Ф.К. Сологубу (Ответ)
Ментона, апрель, 1913 г.
В ту пору их противостояние не достигло еще крайней точки, со временем Зинаида Гиппиус начала писать о своем коллеге более ядовито, но при этом с блеском и с долей правды. Вот, к примеру, как пишет она о взаимоотношениях Северянина с Брюсовым:
«У очень многих людей есть "обезьяны". Возможно даже, что есть своя у каждого мало-мальски недюжинного, только не часто их наблюдаешь вместе. Я говорю об "обезьяне" отнюдь не в смысле подражателя. Нет, но о явлении другой личности, вдруг повторяющей первую, отражающей ее в исковерканном зеркале. Это исковерканное повторение, карикатура страшная, схожесть — не всем видны. Не грубая схожесть. На больших глубинах ее истоки. "На мою обезьяну смеюсь", — говорит в "Бесах" Ставрогин Верховенскому. И действительно, Верховенский, маленький, суетливый, презренно мелкий и гнусный, — "обезьяна" Иван-Царевича, Ставрогина. Как будто и не похожи? Нет, похожи. Обезьяна — уличает и объясняет.
Для Брюсова черт выдумал (а черт забавник тонкий!) очень интересную обезьяну. Брюсов — не Ставрогин, не Иван-Царевич, и обезьяна его не Верховенский. Да и жизнь смягчает резкости.

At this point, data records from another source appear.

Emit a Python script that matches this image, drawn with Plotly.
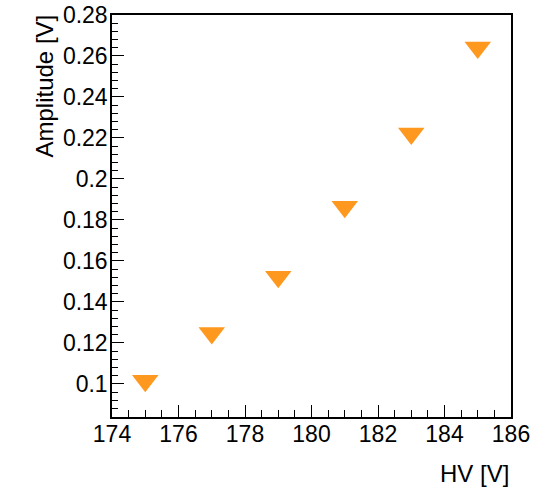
import plotly.graph_objects as go

hv = [175, 177, 179, 181, 183, 185]
amplitude = [0.1015, 0.1248, 0.1522, 0.1864, 0.2222, 0.2641]

x_title = "HV [V]"
y_title = "Amplitude [V]"

W, H = 536, 489
L, R, T, B = 112, 25, 15, 72
pw = W - L - R
ph = H - T - B

fig = go.Figure()
fig.add_trace(go.Scatter(
    x=hv, y=amplitude, mode="markers",
    marker=dict(symbol="triangle-down", size=23, color="rgb(255,152,30)", line=dict(width=0)),
    showlegend=False, cliponaxis=False,
))

font = dict(family="Liberation Sans, Arial, sans-serif", size=23, color="black")
tfont = dict(family="Liberation Sans, Arial, sans-serif", size=24, color="black")

fig.update_layout(
    width=W, height=H,
    margin=dict(l=L, r=R, t=T, b=B, pad=0, autoexpand=False),
    paper_bgcolor="white", plot_bgcolor="white",
    font=font,
    xaxis=dict(
        range=[174, 186], dtick=2, tick0=174, automargin=False,
        ticks="inside", ticklen=12, tickwidth=1, tickcolor="black",
        minor=dict(dtick=0.5, ticks="inside", ticklen=7, tickwidth=1, tickcolor="black", showgrid=False),
        showline=True, linecolor="black", linewidth=1.5, mirror=True,
        showgrid=False, zeroline=False, tickfont=font, ticklabelstandoff=-4,
    ),
    yaxis=dict(
        range=[0.0838, 0.28], dtick=0.02, tick0=0.1, automargin=False,
        ticks="inside", ticklen=12, tickwidth=1, tickcolor="black",
        minor=dict(dtick=0.004, ticks="inside", ticklen=6, tickwidth=1, tickcolor="black", showgrid=False),
        showline=True, linecolor="black", linewidth=1.5, mirror=True,
        showgrid=False, zeroline=False, tickfont=font, ticklabelstandoff=-2,
    ),
    annotations=[
        dict(text=x_title, xref="paper", yref="paper",
             x=(511 - L) / pw, y=(T + ph - 473) / ph,
             xanchor="right", yanchor="middle", showarrow=False, font=tfont),
        dict(text=y_title, xref="paper", yref="paper",
             x=(44 - L) / pw, y=(T + ph - 13) / ph,
             xanchor="center", yanchor="top", textangle=-90, showarrow=False, font=tfont),
    ],
)

fig.write_html(
    "out.html",
    config={"displayModeBar": False},
    post_script="document.body.style.margin='0px';document.body.style.overflow='hidden';",
)
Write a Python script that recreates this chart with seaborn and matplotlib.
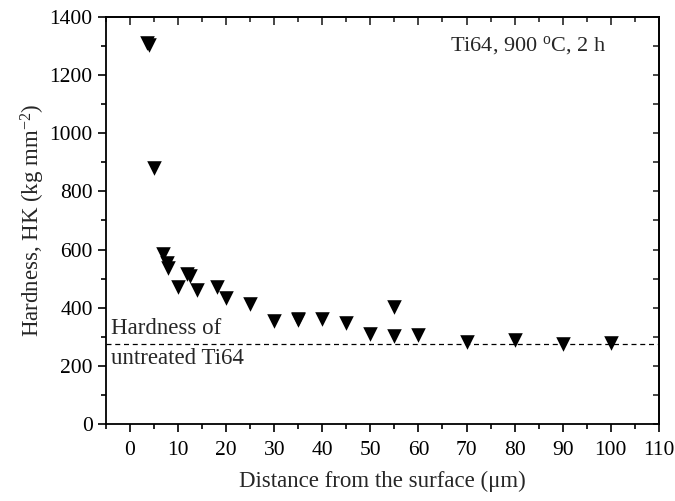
import matplotlib
matplotlib.use("Agg")
import matplotlib.pyplot as plt
from matplotlib.ticker import MultipleLocator
import seaborn as sns
import pandas as pd

distance = [4, 3.6, 5, 6.9, 7.7, 8, 9.9, 11.9, 12.4, 13.9, 18, 20, 25, 30, 35, 35, 40, 45, 50, 55, 55, 60, 70, 80, 90, 100]
hardness = [1305, 1312, 880, 585, 553, 535, 472, 516, 508, 461, 470, 432, 413, 355, 358, 362, 360, 346, 310, 401, 303, 306, 281, 289, 275, 278]
untreated_hardness = 274

sns.set_style("ticks")
plt.rcParams['font.family'] = ['Liberation Serif', 'DejaVu Serif']
plt.rcParams['mathtext.fontset'] = 'custom'
plt.rcParams['mathtext.rm'] = 'Liberation Serif'
plt.rcParams['mathtext.it'] = 'Liberation Serif:italic'

df = pd.DataFrame({"Distance": distance, "Hardness": hardness})

fig = plt.figure(figsize=(6.75, 5.01), dpi=100)
ax = fig.add_axes([0.157, 0.1537, 0.819, 0.8125])

sns.scatterplot(data=df, x="Distance", y="Hardness", marker="v", color="black",
                s=110, edgecolor="black", linewidth=0, ax=ax, legend=False, zorder=3)

ax.axhline(untreated_hardness, color="black", linestyle=(0, (4, 3)), linewidth=0.9)

ax.set_xlim(-5, 110)
ax.set_ylim(0, 1400)
ax.xaxis.set_major_locator(MultipleLocator(10))
ax.xaxis.set_minor_locator(MultipleLocator(5))
ax.yaxis.set_major_locator(MultipleLocator(200))
ax.yaxis.set_minor_locator(MultipleLocator(100))

for s in ax.spines.values():
    s.set_linewidth(1.3)
    s.set_color("black")

ax.tick_params(axis="both", which="major", length=6, width=1.2, labelsize=15.5, color="black", labelcolor="black")
ax.tick_params(axis="both", which="minor", length=3.5, width=1.2, color="black")
ax.tick_params(axis="x", which="both", pad=6)

# Inward ticks on top and right
axt = ax.secondary_xaxis('top')
axt.xaxis.set_major_locator(MultipleLocator(10))
axt.xaxis.set_minor_locator(MultipleLocator(5))
axt.tick_params(axis="x", which="major", direction="in", length=6, width=1.2, labeltop=False)
axt.tick_params(axis="x", which="minor", direction="in", length=3.5, width=1.2)
axt.spines['top'].set_linewidth(1.3)
axr = ax.secondary_yaxis('right')
axr.yaxis.set_major_locator(MultipleLocator(100))
axr.tick_params(axis="y", which="major", direction="in", length=4, width=1.2, labelright=False)
axr.spines['right'].set_linewidth(1.3)

ax.set_xlabel("Distance from the surface (\u03bcm)", fontsize=16.5, labelpad=8)
ax.set_ylabel("Hardness, HK (kg mm$^{-2}$)", fontsize=16.5, labelpad=2)

ax.text(0.009, untreated_hardness + 20, "Hardness of", fontsize=16.5, ha="left", va="bottom",
        transform=ax.get_yaxis_transform())
ax.text(0.009, untreated_hardness - 14, "untreated Ti64", fontsize=16.5, ha="left", va="top",
        transform=ax.get_yaxis_transform())
ax.text(0.622, 0.93, "Ti64, 900 $^{\\mathregular{o}}$C, 2 h", fontsize=16, ha="left", va="center",
        transform=ax.transAxes)

fig.savefig("out.png", dpi=100)
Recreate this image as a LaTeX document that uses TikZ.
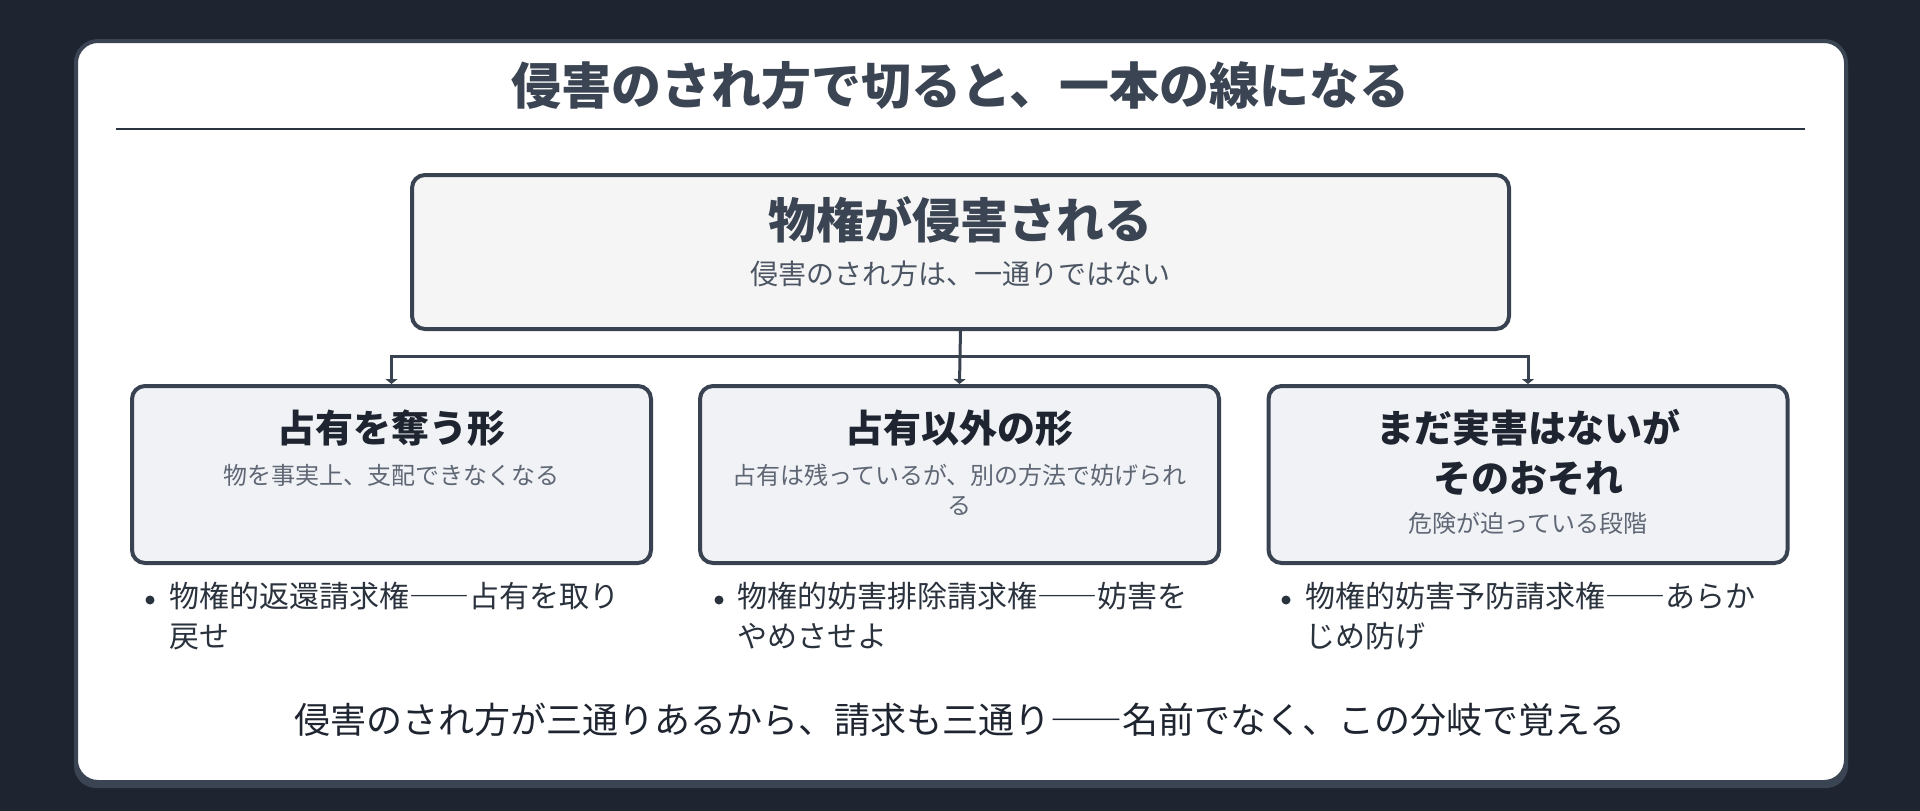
\documentclass[tikz,border=0pt]{standalone}
\usepackage{fontspec}
\setmainfont{Noto Sans CJK JP}
\newfontfamily\fullwidth[RawFeature=+fwid]{Noto Sans CJK JP}
\usetikzlibrary{arrows.meta, positioning}

\definecolor{bgdark}{HTML}{1E2530}
\definecolor{cardline}{HTML}{3A4453}
\definecolor{boxline}{HTML}{394250}
\definecolor{headcol}{HTML}{3A4452}
\definecolor{rulecol}{HTML}{2B3340}
\definecolor{topfill}{HTML}{F5F5F5}
\definecolor{formfill}{HTML}{F0F2F5}
\definecolor{darktext}{HTML}{1F2530}
\definecolor{graytext}{HTML}{4B5563}
\definecolor{softtext}{HTML}{5F6775}
\definecolor{bodytext}{HTML}{2A323D}

\newcommand{\longdash}{{\fullwidth ——}}

\begin{document}
\begin{tikzpicture}[x=1pt, y=-1pt,
    topbox/.style={draw=boxline, fill=topfill, line width=4pt, rounded corners=13pt,
        minimum width=1097pt, minimum height=154pt, inner sep=0pt},
    formbox/.style={draw=boxline, fill=formfill, line width=4pt, rounded corners=13pt,
        minimum width=519pt, minimum height=177pt, inner sep=0pt},
    headline/.style={text=headcol, inner sep=0pt, font=\fontsize{50pt}{60pt}\selectfont\bfseries},
    bigtitle/.style={text=headcol, inner sep=0pt, font=\fontsize{48pt}{58pt}\selectfont\bfseries},
    formtitle/.style={text=darktext, inner sep=0pt, align=center, font=\fontsize{38pt}{50pt}\selectfont\bfseries},
    topsub/.style={text=graytext, inner sep=0pt, font=\fontsize{28pt}{34pt}\selectfont},
    formsub/.style={text=softtext, inner sep=0pt, align=center, font=\fontsize{24pt}{30pt}\selectfont},
    itemtext/.style={text=bodytext, inner sep=0pt, align=left, anchor=north west, font=\fontsize{30pt}{40pt}\selectfont},
    closing/.style={text=darktext, inner sep=0pt, font=\fontsize{36pt}{44pt}\selectfont},
    link/.style={draw=boxline, line width=3pt}]

    % Background and card
    \fill[bgdark] (0,0) rectangle (1920,811);
    \fill[cardline, rounded corners=22pt] (74,44) rectangle (1848,788);
    \filldraw[fill=white, draw=cardline, line width=4pt, rounded corners=22pt]
        (76,41) rectangle (1846,782);

    % Title
    \node[headline] (title) at (960,86) {侵害のされ方で切ると、一本の線になる};
    \draw[rulecol, line width=2pt] (116,129) -- (1805,129);

    % Top box
    \node[topbox] (harm) at (960.5,252) {};
    \node[bigtitle] (harmtitle) at (960,220) {物権が侵害される};
    \node[topsub] (harmsub) at (960,274) {侵害のされ方は、一通りではない};

    % Three forms
    \node[formbox] (take) at (391.5,474.5) {};
    \node[formbox] (other) at (959.5,474.5) {};
    \node[formbox] (risk) at (1528,474.5) {};

    \node[formtitle] (taketitle) at (391.5,428) {占有を奪う形};
    \node[formsub] (takesub) at (391.5,475) {物を事実上、支配できなくなる};

    \node[formtitle] (othertitle) at (959.5,428) {占有以外の形};
    \node[formsub] (othersub) at (959.5,490) {占有は残っているが、別の方法で妨げられ\\る};

    \node[formtitle] (risktitle) at (1528,452) {まだ実害はないが\\そのおそれ};
    \node[formsub] (risksub) at (1528,523) {危険が迫っている段階};

    % Connectors
    \coordinate (fork) at (960,356);
    \draw[link] (harm.south) -- (fork);
    \draw[link, -{Triangle[width=12pt,length=5pt]}] (fork) -| (take.north);
    \draw[link, -{Triangle[width=12pt,length=5pt]}] (fork) -- (other.north);
    \draw[link, -{Triangle[width=12pt,length=5pt]}] (fork) -| (risk.north);

    % Claims under each form
    \fill[bodytext] (150,600) circle (4.5pt);
    \node[itemtext] (takeitem) at (169,582) {物権的返還請求権\longdash 占有を取り\\戻せ};
    \fill[bodytext] (719,600) circle (4.5pt);
    \node[itemtext] (otheritem) at (737,582) {物権的妨害排除請求権\longdash 妨害を\\やめさせよ};
    \fill[bodytext] (1286,600) circle (4.5pt);
    \node[itemtext] (riskitem) at (1305,582) {物権的妨害予防請求権\longdash あらか\\じめ防げ};

    % Closing line
    \node[closing] (summary) at (960,720) {侵害のされ方が三通りあるから、請求も三通り\longdash 名前でなく、この分岐で覚える};
\end{tikzpicture}
\end{document}
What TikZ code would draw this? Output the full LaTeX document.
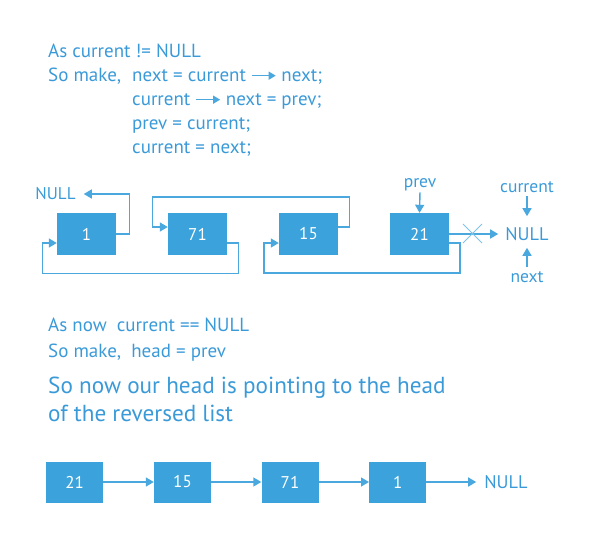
\documentclass[tikz,border=0pt]{standalone}
\usepackage{fontspec}
\setmainfont{PT Sans}
\usetikzlibrary{arrows.meta}
\definecolor{mblue}{HTML}{3BA2DB}
\definecolor{tblue}{HTML}{3A9AD8}
\definecolor{lblue}{HTML}{4AA8DF}
\newcommand{\inptr}{\tikz[baseline=-0.28em]{\draw[lblue,line width=1.3pt,-{Triangle[length=7pt,width=8pt]}] (0pt,0pt) -- (24pt,0pt);}}
\begin{document}
\begin{tikzpicture}[x=1pt,y=-1pt,
  box/.style={fill=mblue, draw=none, minimum width=59pt, minimum height=42pt, text=white, font=\fontsize{17}{17}\selectfont, inner sep=0pt},
  sbox/.style={box, minimum width=57pt, minimum height=41pt},
  conn/.style={lblue, line width=1.4pt, -{Triangle[length=8pt,width=9pt]}},
  txt/.style={text=tblue, font=\fontsize{19}{19}\selectfont, inner sep=0pt, anchor=base west},
  bigtxt/.style={txt, font=\fontsize{23.2}{23.2}\selectfont},
  lab/.style={text=tblue, font=\fontsize{17.5}{17.5}\selectfont, inner sep=0pt},
  nul/.style={text=tblue, font=\fontsize{18.3}{18.3}\selectfont, inner sep=0pt}]
\useasboundingbox (0,0) rectangle (595,550);
% top text
\node[txt] (t1) at (48,57) {As current != NULL};
\node[txt] (t2) at (48,81) {So make,};
\node[txt] (t2b) at (132,81) {next = current \inptr\ next;};
\node[txt] (t3) at (132,105) {current \inptr\ next = prev;};
\node[txt] (t4) at (132,129) {prev = current;};
\node[txt] (t5) at (132,153) {current = next;};
% top row
\node[box] (b1) at (86.5,234) {1};
\node[box] (b71) at (197.5,234) {71};
\node[box] (b15) at (308.5,234) {15};
\node[box] (b21) at (419.5,234) {21};
\node[nul, font=\fontsize{17}{17}\selectfont] (null1) at (55.5,194) {NULL};
\node[nul] (null2) at (527,234) {NULL};
\node[lab] (cur) at (527,187) {current};
\node[lab] (nxt) at (527,277) {next};
\node[lab] (prv) at (420,185) {prev};
\coordinate (k1) at (129.3,194);
\draw[conn] (b1.east) -| (k1) -- ([xshift=8pt]null1.east);
\draw[conn] ([yshift=7pt]b15.east) -| (349.3,197) -| (152.7,227) -- ([yshift=7pt]b71.west);
\draw[conn] ([yshift=-9pt]b71.east) -| (238.3,273.3) -| (42.3,243) -- ([yshift=-9pt]b1.west);
\draw[conn] ([yshift=-9pt]b21.east) -| (460,273) -| (264,243) -- ([yshift=-9pt]b15.west);
\draw[conn] (b21.east) -- ([xshift=-7pt]null2.west);
\draw[lblue!70, line width=0.8pt] (463,224) -- (482,243) (463,243) -- (482,224);
\draw[conn, shorten <=3pt, shorten >=11pt] (cur.south) -- (null2.north);
\draw[conn, shorten <=4pt, shorten >=7pt] (nxt.north) -- (null2.south);
\draw[conn, shorten <=1pt] (prv.south) -- (b21.north);
% middle text
\node[txt] (m1) at (48,331.5) {As now\ \ current == NULL};
\node[txt] (m2) at (48,357.5) {So make,\ \ head = prev};
\node[bigtxt] (m3) at (48,393) {So now our head is pointing to the head};
\node[bigtxt] (m4) at (48,421.5) {of the reversed list};
% bottom row
\node[sbox] (c21) at (74.7,482) {21};
\node[sbox] (c15) at (182.5,482) {15};
\node[sbox] (c71) at (290,482) {71};
\node[sbox] (c1) at (397.7,482) {1};
\node[nul] (null3) at (506,482) {NULL};
\draw[conn] (c21) -- (c15);
\draw[conn] (c15) -- (c71);
\draw[conn] (c71) -- (c1);
\draw[conn] (c1) -- ([xshift=-8pt]null3.west);
\end{tikzpicture}
\end{document}
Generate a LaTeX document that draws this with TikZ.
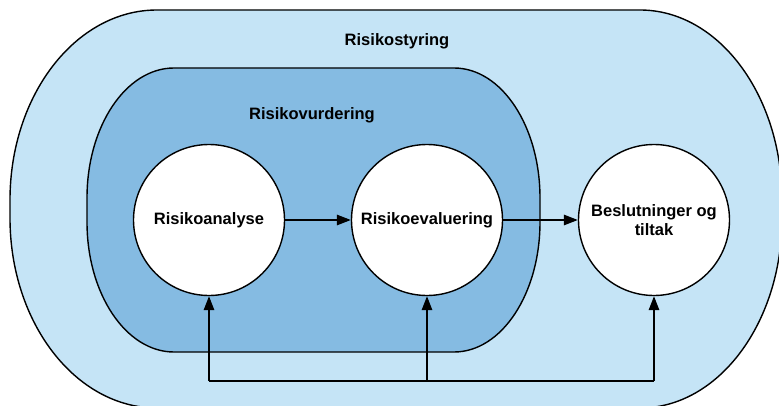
\documentclass[tikz,border=0pt]{standalone}
\usepackage{fontspec}
\setmainfont{Liberation Sans}
\usetikzlibrary{arrows.meta}

\definecolor{styringblue}{HTML}{C5E4F6}
\definecolor{vurderingblue}{HTML}{85BBE2}

\begin{document}
\begin{tikzpicture}
[
    x=1pt, y=1pt,
    every node/.style={font=\bfseries\fontsize{16.5}{19}\selectfont},
    area/.style={draw=black, line width=1.4pt},
    stage/.style={circle, draw=black, fill=white, line width=1.4pt,
        minimum size=151pt, inner sep=0pt, align=center},
    flow/.style={line width=1.4pt, -{Triangle[length=14pt, width=10.5pt]}},
]
\useasboundingbox (0,0) rectangle (779,405);

% Risikostyring
\draw[area, fill=styringblue] (157,395) -- (640,395)
    arc[start angle=90, end angle=0, x radius=142, y radius=190] -- (782,187)
    arc[start angle=0, end angle=-90, x radius=142, y radius=190] -- (157,-3)
    arc[start angle=270, end angle=180, x radius=147, y radius=190] -- (10,205)
    arc[start angle=180, end angle=90, x radius=147, y radius=190] -- cycle;
\node (styring) [anchor=base] at (397,359) {Risikostyring};

% Risikovurdering
\draw[area, fill=vurderingblue] (174,337) -- (454,337)
    arc[start angle=90, end angle=0, x radius=86, y radius=130] -- (540,183)
    arc[start angle=0, end angle=-90, x radius=86, y radius=130] -- (174,53)
    arc[start angle=270, end angle=180, x radius=87, y radius=130] -- (87,207)
    arc[start angle=180, end angle=90, x radius=87, y radius=130] -- cycle;
\node (vurdering) [anchor=base] at (312,285) {Risikovurdering};

\node (analyse) [stage] at (209,185) {Risikoanalyse};
\node (evaluering) [stage] at (427,185) {Risikoevaluering};
\node (tiltak) [stage] at (654,185) {Beslutninger og\\tiltak};

\draw[flow] (analyse) -- (evaluering);
\draw[flow] (evaluering) -- (tiltak);

% tilbakekobling
\coordinate (fb) at (427,24);
\draw[line width=1.4pt] (analyse.south |- fb) -- (tiltak.south |- fb);
\draw[flow] (analyse.south |- fb) -- (analyse.south);
\draw[flow] (evaluering.south |- fb) -- (evaluering.south);
\draw[flow] (tiltak.south |- fb) -- (tiltak.south);
\end{tikzpicture}
\end{document}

Брюсовская обезьяна народилась в виде Игоря Северянина.
Можно бы сделать целую игру, подбирая к чертам Брюсова, самым основным, соответственные черточки Северянина, соответственно умельченные, окарикатуренные. Черт даже перестарался, слишком их сблизил, слишком похоже вылепил обличительную фигурку. Сделал ее тоже "поэтом". И тоже "новатором", "создателем школы" и "течения"... через 25 лет после Брюсова.
Что у Брюсова запрятано, умно и тщательно заперто за семью замками, то Игорь Северянин во все стороны как раз и расшлепывает. Он ведь специально и создан для раскрытия брюсовских тайн. Огулом презирает современников, но так это начистоту и выкладывает, не боясь, да и не подозревая смешного своего при этом вида. Нисколько не любит и не признает "никаких Пушкиных", но не упускает случая погромче об этом заявить, даже надоедает с заявлениями. Однако от гримасы на Брюсова и тут вполне воздержаться не может: если Брюсов "считал нужным" любить Пушкина и Тютчева, то Игорь "признает"...
Мирру Лохвицкую (благо, и она умерла). Но верен себе и опять выдает некую тайну: Брюсов мог бы, но ни разу не сказал: "Хороши вы, не признающие меня и Тютчева" или "меня и Пушкина". Игорь же, ругая на чем свет стоит "публику", читающую и почитающую каких-то поэтов, поясняет:
А я и Мирра — в стороне!
"Европеизм" Брюсова отразился в Игоре, перекривившись, в виде коммивояжерства. Так прирожденный коммивояжер, еще не успевший побывать в людях, пробавляется пока что "заграничными" словцами: "Они свою образованность показать хочут", — сказала чеховская мещаночка.
Игорь, как Брюсов, знает, что "эротика" всегда годится, всегда нужна и важна. "Вы такая экстазная, вы такая вуальная..." — старается он, — тоже с большим внутренним равнодушием, только надрыв Брюсова и страшный покойницкий холод его "эротики" — у Игоря переходит в обыкновенную температуру, ни теплую, ни холодную, "конфетки леденистой".
Главное же, центральное брюсовское, страсть, душу его сжегшую, Игорь Северянин не преминул вынести на свет Божий и определить так наивно-точно, что лучше и выдумать нельзя:
Брюсовское "воздыхание" всей жизни преломилось в игоревское "достижение". <...>
Обезьяна Брюсова, конечно, нетерпелива. Где-то, чуть не в том же стихотворении "я гений", она объявляет, что дала себе для "повсесердного утверждения" гениальности годичный срок:
...сказал: я буду!
Год отсверкал, и вот — я есть!
Ужели что-нибудь изменится, если мы докажем бытие Игоря Северянина и в этом году сомнительным, а в сверкании последующих — превратившимся в полное небытие?